Memento mori




De pronto imaginamos que la permanencia es la regla y que siempre son los otros los que se mueren. Los monjes budistas piden limosna, aquello no solo tiene que ver con sostenerse. Eso que para otros es humillante, para ellos debe ser un camino que permite asumir con humildad que los oropeles del mundo no son solamente vanos sino que, además, envanecen, es decir, estupidizan a los que caen en sus redes.

Si el general necesita que siempre a su oído esté el esclavo que le susurra “memento mori”, será porque no entiende bien, como muchos, que realmente todos los hombres somos mortales.

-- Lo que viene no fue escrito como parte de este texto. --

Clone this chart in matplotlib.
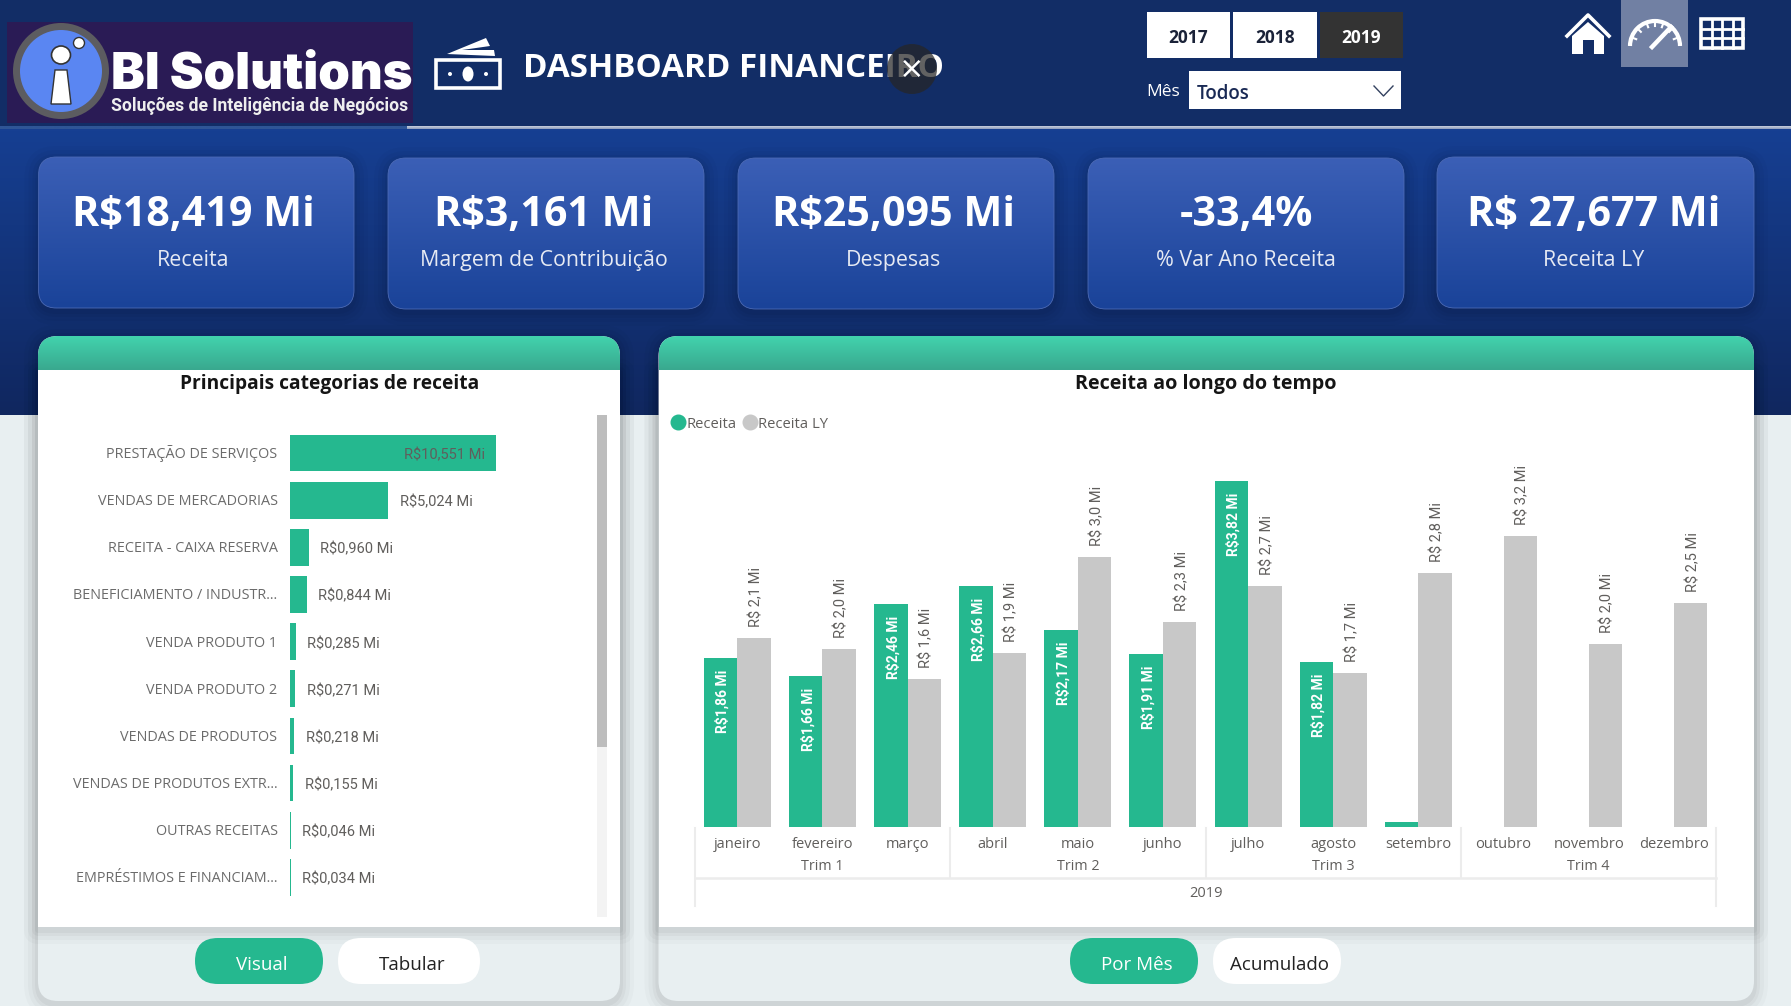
import numpy as np
import matplotlib
matplotlib.use('Agg')
import matplotlib.pyplot as plt
from matplotlib.colors import LinearSegmentedColormap
from matplotlib.lines import Line2D
from matplotlib.patches import Arc, Circle, Ellipse, FancyBboxPatch, Polygon, Rectangle
from matplotlib.transforms import ScaledTranslation, blended_transform_factory

# Data
categories = ['PRESTAÇÃO DE SERVIÇOS', 'VENDAS DE MERCADORIAS', 'RECEITA - CAIXA RESERVA',
              'BENEFICIAMENTO / INDUSTR...', 'VENDA PRODUTO 1', 'VENDA PRODUTO 2',
              'VENDAS DE PRODUTOS', 'VENDAS DE PRODUTOS EXTR...', 'OUTRAS RECEITAS',
              'EMPRÉSTIMOS E FINANCIAM...']
category_values = [10.551, 5.024, 0.960, 0.844, 0.285, 0.271, 0.218, 0.155, 0.046, 0.034]

months = ['janeiro', 'fevereiro', 'março', 'abril', 'maio', 'junho', 'julho', 'agosto',
          'setembro', 'outubro', 'novembro', 'dezembro']
receita = [1.86, 1.66, 2.46, 2.66, 2.17, 1.91, 3.82, 1.82, 0.05, 0, 0, 0]
receita_ly = [2.08, 1.96, 1.63, 1.92, 2.98, 2.26, 2.66, 1.70, 2.80, 3.21, 2.02, 2.47]
quarters = ['Trim 1', 'Trim 2', 'Trim 3', 'Trim 4']

kpi_values = ['R$18,419 Mi', 'R$3,161 Mi', 'R$25,095 Mi', '-33,4%', 'R$ 27,677 Mi']
kpi_names = ['Receita', 'Margem de Contribuição', 'Despesas', '% Var Ano Receita', 'Receita LY']
years = ['2017', '2018', '2019']

W, H = 1791, 1006
GREEN = '#25b88f'
GREY = '#c8c8c8'
TXT = '#605e5c'
plt.rcParams['font.family'] = ['Open Sans', 'DejaVu Sans']

fig = plt.figure(figsize=(W / 100, H / 100), dpi=100)
bg = fig.add_axes([0, 0, 1, 1], zorder=0)
bg.set_xlim(0, W)
bg.set_ylim(H, 0)
bg.set_autoscale_on(False)
bg.axis('off')


def px_axes(x0, y0, x1, y1):
    ax = fig.add_axes([x0 / W, 1 - y1 / H, (x1 - x0) / W, (y1 - y0) / H], zorder=2)
    ax.patch.set_alpha(0)
    for s in ax.spines.values():
        s.set_visible(False)
    return ax


def rbox(x0, y0, x1, y1, r, **kw):
    p = FancyBboxPatch((x0 + r, y0 + r), x1 - x0 - 2 * r, y1 - y0 - 2 * r,
                       boxstyle=f'round,pad={r},rounding_size={r}', linewidth=kw.pop('lw', 0), **kw)
    bg.add_patch(p)
    return p


def grad(x0, y0, x1, y1, top, bottom, clip=None, z=1):
    cmap = LinearSegmentedColormap.from_list('g', [top, bottom])
    im = bg.imshow(np.linspace(0, 1, 64).reshape(-1, 1), cmap=cmap, extent=(x0, x1, y1, y0),
                   aspect='auto', zorder=z, interpolation='bilinear')
    if clip is not None:
        im.set_clip_path(clip)
    return im


def shadow(x0, y0, x1, y1, r, z, color='#000000'):
    for d, a in [(14, 0.02), (10, 0.025), (6, 0.03), (3, 0.035)]:
        rbox(x0 - d, y0 - d + 3, x1 + d, y1 + d + 3, r + d, fc=color, alpha=a, zorder=z)


# page background
bg.add_patch(Rectangle((0, 0), W, H, fc='#e8eff1', zorder=0))
grad(0, 128, W, 415, '#163f92', '#10275f')
bg.add_patch(Rectangle((0, 0), W, 126, fc='#122d66', zorder=1.1))
grad(0, 125.5, 410, 128.5, '#2f5596', '#2f5596', z=1.2)
grad(407, 125.5, W, 128.5, '#c9d0de', '#8c9bbd', z=1.2)

# logo
bg.add_patch(Rectangle((7, 22), 406, 101, fc='#2a1b55', zorder=2))
bg.add_patch(Circle((61, 71), 48, fc='#5c5c60', zorder=3))
bg.add_patch(Circle((61, 71), 41, fc='#5a86f2', zorder=3.1))
bg.add_patch(Ellipse((61, 55), 19, 18, fc='white', ec='#333333', lw=1.2, zorder=3.2))
bg.add_patch(Circle((79, 43), 5.5, fc='white', ec='#333333', lw=1, zorder=3.2))
bg.add_patch(Polygon([(55, 70), (67, 70), (71, 104), (51, 104)], fc='white', ec='#333333', lw=1, zorder=3.2))
bg.text(111, 88.5, 'BI Solutions', color='white', fontsize=36.5, fontweight='black', family=['Inter', 'DejaVu Sans'],
        va='baseline', ha='left', zorder=4)
bg.text(111, 110.5, 'Soluções de Inteligência de Negócios', color='#eeeeee', fontsize=12.7, fontweight='bold',
        family=['Roboto', 'DejaVu Sans'], va='baseline', ha='left', zorder=4)

# money icon and title
bg.add_patch(Rectangle((436, 60), 64, 28, fc='none', ec='white', lw=2.6, zorder=3))
bg.add_patch(Ellipse((468, 74), 11, 15, fc='white', zorder=3))
bg.add_patch(Circle((450, 74), 2, fc='white', zorder=3))
bg.add_patch(Circle((486, 74), 2, fc='white', zorder=3))
bg.add_patch(Polygon([(447, 54), (486, 38), (490, 46), (462, 50), (494, 50), (495, 56)], fc='white', zorder=3))
bg.text(523, 76.5, 'DASHBOARD FINANCEIRO', color='white', fontsize=23.9, fontweight='bold', va='baseline', ha='left', zorder=3)
bg.add_patch(Circle((912, 69), 25, fc='#262626', alpha=0.72, zorder=4))
bg.text(912, 69, '×', color='white', fontsize=22, va='center', ha='center', zorder=5,
        family=['DejaVu Sans'])

# year slicer
for year, (x0, x1), fc, tc in zip(years, [(1147, 1230), (1233, 1317), (1320, 1403)],
                                  ['white', 'white', '#333333'], ['#1a2238', '#1a2238', 'white']):
    bg.add_patch(Rectangle((x0, 12), x1 - x0, 46, fc=fc, zorder=3))
    bg.text((x0 + x1) / 2, 42.5, year, color=tc, fontsize=12.5, fontweight='bold', va='baseline', ha='center', zorder=4)
bg.text(1146, 96, 'Mês', color='white', fontsize=12.5, va='baseline', ha='left', zorder=4)
bg.add_patch(Rectangle((1189, 71), 212, 38, fc='white', zorder=3))
bg.text(1197, 99, 'Todos', color='#1a2a55', fontsize=13.5, fontweight='semibold', va='baseline', ha='left', zorder=4)
bg.plot([1374, 1383.5, 1393], [86, 96, 86], color='#33415f', lw=1, zorder=4)

# nav icons
bg.plot([1567, 1588, 1609], [36, 15, 36], color='white', lw=2.6, zorder=4)
bg.add_patch(Polygon([(1572, 36), (1588, 22), (1604, 36), (1604, 54), (1572, 54)], fc='white', zorder=4))
bg.add_patch(Rectangle((1582.5, 40), 11, 14, fc='#122d66', zorder=4.1))
bg.add_patch(Rectangle((1621, 0), 67, 67, fc='#7180a3', zorder=3))
bg.add_patch(Arc((1655, 46), 50, 50, theta1=180, theta2=360, ec='white', lw=3, zorder=4))
bg.plot([1652, 1671], [47, 27], color='white', lw=3.2, zorder=4)
for ang in np.radians([200, 225, 250, 270, 290, 315, 340]):
    bg.plot([1655 + 25 * np.cos(ang), 1655 + 20 * np.cos(ang)],
            [46 + 25 * np.sin(ang), 46 + 20 * np.sin(ang)], color='white', lw=1.5, zorder=4)
bg.add_patch(Rectangle((1701, 19), 42, 29, fc='none', ec='white', lw=2.6, zorder=4))
for gx in [1711.5, 1722, 1732.5]:
    bg.plot([gx, gx], [19, 48], color='white', lw=2, zorder=4)
for gy in [28.7, 38.3]:
    bg.plot([1701, 1743], [gy, gy], color='white', lw=2, zorder=4)

# KPI cards
card_pos = [(38.5, 354, 157, 308), (388, 704, 158, 309), (738, 1054, 158, 309),
            (1088, 1404, 158, 309), (1437, 1754, 157, 308)]
card_text_x = [193.5, 544, 894, 1246, 1593.5]
for (x0, x1, y0, y1), tx, val, name in zip(card_pos, card_text_x, kpi_values, kpi_names):
    shadow(x0, y0, x1, y1, 18, 2)
    clip = rbox(x0, y0, x1, y1, 18, fc='none', zorder=3)
    grad(x0, y0, x1, y1, '#3b5fb6', '#1a4399', clip=clip, z=3)
    rbox(x0, y0, x1, y1, 18, fc='none', ec='#4c6ab5', lw=0.6, zorder=3.1)
    bg.text(tx, 226, val, color='white', fontsize=29.7, fontweight='bold', va='baseline', ha='center', zorder=4)
    bg.text(tx, 266, name, color='#e6eaf3', fontsize=15.4, va='baseline', ha='center', zorder=4)

# panels
panels = [(38, 620, 'Principais categorias de receita', 330, 13.8),
          (658.5, 1754, 'Receita ao longo do tempo', 1206, 14.2)]
for x0, x1, title, cx, fs in panels:
    shadow(x0, 336, x1, 1001, 20, 2)
    rbox(x0, 336, x1, 1001, 20, fc='#e8eff1', zorder=3)
    shadow(x0, 370, x1, 927, 1, 3)
    clip = rbox(x0, 336, x1, 400, 20, fc='none', zorder=3.2)
    grad(x0, 336, x1, 371, '#42d3ad', '#39a78e', clip=clip, z=3.2)
    bg.add_patch(Rectangle((x0, 370), x1 - x0, 557, fc='white', zorder=3.3))
    bg.text(cx, 389.5, title, color='#151515', fontsize=fs, fontweight='bold', va='baseline', ha='center', zorder=4)

# toggle buttons
for (x0, x1), label, tx, on in [((195, 323), 'Visual', 262, True), ((338, 480), 'Tabular', 412, False),
                                ((1070, 1198), 'Por Mês', 1137, True), ((1213, 1341), 'Acumulado', 1280, False)]:
    rbox(x0, 938, x1, 984, 23, fc=GREEN if on else 'white', zorder=4)
    bg.text(tx, 970, label, color='white' if on else '#222222', fontsize=13.5, va='baseline', ha='center', zorder=5)

# scrollbar on the left panel
bg.add_patch(Rectangle((596.5, 415), 10.5, 502, fc='#f3f3f3', zorder=4))
bg.add_patch(Rectangle((596.5, 415), 10.5, 332, fc='#bdbdbd', zorder=4.1))

# left chart: top categories
ax1 = px_axes(290, 415, 590, 917)
y_pos = np.arange(len(categories))
ax1.barh(y_pos, category_values, height=0.778, color=GREEN)
ax1.set_xlim(0, 300 / 19.56)
ax1.set_ylim(9.84, -0.806)
ax1.set_xticks([])
ax1.set_yticks(y_pos, categories)
ax1.tick_params(axis='y', length=0, pad=9, labelsize=10.4, labelcolor='#6b6b6b')
# baseline alignment so accented labels sit on the same line as the others
for lab in ax1.get_yticklabels():
    lab.set_verticalalignment('baseline')
    lab.set_transform(lab.get_transform() + ScaledTranslation(0, -0.05, fig.dpi_scale_trans))
for i, v in enumerate(category_values):
    label = f'R${v:.3f} Mi'.replace('.', ',')
    if i == 0:
        ax1.annotate(label, (v, i), xytext=(-8, -1.5), textcoords='offset points', ha='right', va='center',
                     color=TXT, fontsize=10.5, family=['Roboto', 'DejaVu Sans'])
    else:
        ax1.annotate(label, (v, i), xytext=(8.3, -1.5), textcoords='offset points', ha='left', va='center',
                     color=TXT, fontsize=10.5, family=['Roboto', 'DejaVu Sans'])

# right chart: revenue by month
ax2 = px_axes(694.7, 420, 1716.4, 827)
x = np.arange(len(months))
w = 33.5 / 85.14
ax2.bar(x - w / 2, receita, w, color=GREEN, label='Receita')
ax2.bar(x + w / 2, receita_ly, w, color=GREY, label='Receita LY')
ax2.set_xlim(-0.5, 11.5)
ax2.set_ylim(0, 407 / 90.7)
ax2.set_yticks([])
ax2.set_xticks(x, months)
ax2.tick_params(axis='x', length=0, pad=7, labelsize=10.5, labelcolor=TXT)

for i in x:
    if receita[i] > 0.5:
        ax2.annotate(f'R${receita[i]:.2f} Mi'.replace('.', ','), (i - w / 2, receita[i]), xytext=(1.6, -8.5),
                     textcoords='offset points', rotation=90, ha='center', va='top', color='white',
                     fontsize=10, fontweight='bold', family=['Roboto', 'DejaVu Sans'])
    ax2.annotate(f'R$ {receita_ly[i]:.1f} Mi'.replace('.', ','), (i + w / 2, receita_ly[i]), xytext=(1.6, 8),
                 textcoords='offset points', rotation=90, ha='center', va='bottom', color=TXT,
                 fontsize=10.5, family=['Roboto', 'DejaVu Sans'])

# hierarchical axis below the months
tr = blended_transform_factory(ax2.transData, bg.transData)
for q, name in enumerate(quarters):
    ax2.text(3 * q + 1, 866.5, name, transform=tr, color=TXT, fontsize=10.3, ha='center', va='center', clip_on=False)
ax2.text(5.5, 893.5, '2019', transform=tr, color=TXT, fontsize=10.5, ha='center', va='center', clip_on=False)
for b in [-0.5, 2.5, 5.5, 8.5, 11.5]:
    end = 906 if b in (-0.5, 11.5) else 878
    ax2.add_line(Line2D([b, b], [828, end], transform=tr, color='#ececec', lw=1.5, clip_on=False))
ax2.add_line(Line2D([-0.5, 11.5], [878, 878], transform=tr, color='#ececec', lw=1.8, clip_on=False))

handles = [Line2D([], [], marker='o', ls='', ms=10.5, color=GREEN), Line2D([], [], marker='o', ls='', ms=10.5, color=GREY)]
leg = fig.legend(handles, ['Receita', 'Receita LY'], loc='center left', bbox_to_anchor=(668.5 / W, 1 - 424 / H),
                 ncols=2, frameon=False, fontsize=10.6, handletextpad=-0.1, columnspacing=0.25, borderaxespad=0,
                 borderpad=0, handlelength=1.3, labelcolor=TXT)
leg.set_zorder(5)

fig.savefig('out.png', dpi=100)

Así la novela de Simone de Beauvoir “Todos los hombres son mortales”, nos narra a un personaje que no lo es, o cree no serlo; el precio será que su condición como ser humano quede totalmente abolida.

Toda corona termina pervirtiendo a quien la usa, en el ámbito en el que la use, sea la política, la religión, el arte, la ciencia, la empresa, la familia, etc.

El Yo, ese lugar subjetivo, psicológico, no es más que un síntoma privilegiado en el conjunto de la subjetividad. Lugar de la identidad que desconoce, entre otras cosas, cómo ha sido construida en el espejo de los otros significativos. Y vivimos una época que le hace culto, que pone en las cajetillas de cigarrillos “Fumar mata”, que es cierto, como lo es también que vivir mata, puesto que de este mundo nadie sale vivo.

Y entonces el muerto será el “muertito”, ciertamente cuando no nos incumbe mucho, ya que es la manera de afirmarnos como “vivos” y miraremos hacia el otro lado cuando nos llegue el “por el momento”.

Y como exorcismo haremos culto a la belleza, a la salud, a la idea de eterna juventud y en ello, por cierto, se vehiculan marcas de todo tipo que, como al buey al que se le pone la zanahoria en frente para hacerlo arar, lograrán que ese Amo omnicomprensivo y todopoderoso del capital genere su circuito.

El culto al prestigio, al éxito, al logro, a la “opinión pública” lleva a privilegiar caminos que convierten a cosas que tal vez deberían ser medios, en fines en sí mismos. La perturbación de nuestra época interfiere en principio en el lenguaje, en el que nos desplegamos no con una intensión de discernir la verdad, que es relativizada, sino en un impulso hacia la argumentación que permite alcanzar objetivos a veces, a pesar de lo que se “argumente”, a cualquier precio.

Una vez que hemos salido de esa conmemoración de Semana Santa, que como todas, cíclicamente mientras vivimos, se reeditan asemejándose a sí mismas; pensemos detenidamente en la lección de Aquel que también llevó una corona, única que pervirtió aún más a quienes se la colocaron. Muchas veces nos caracterizamos por no tomar en serio un montón de cosas que de hacerlo seguramente nos perturbarían.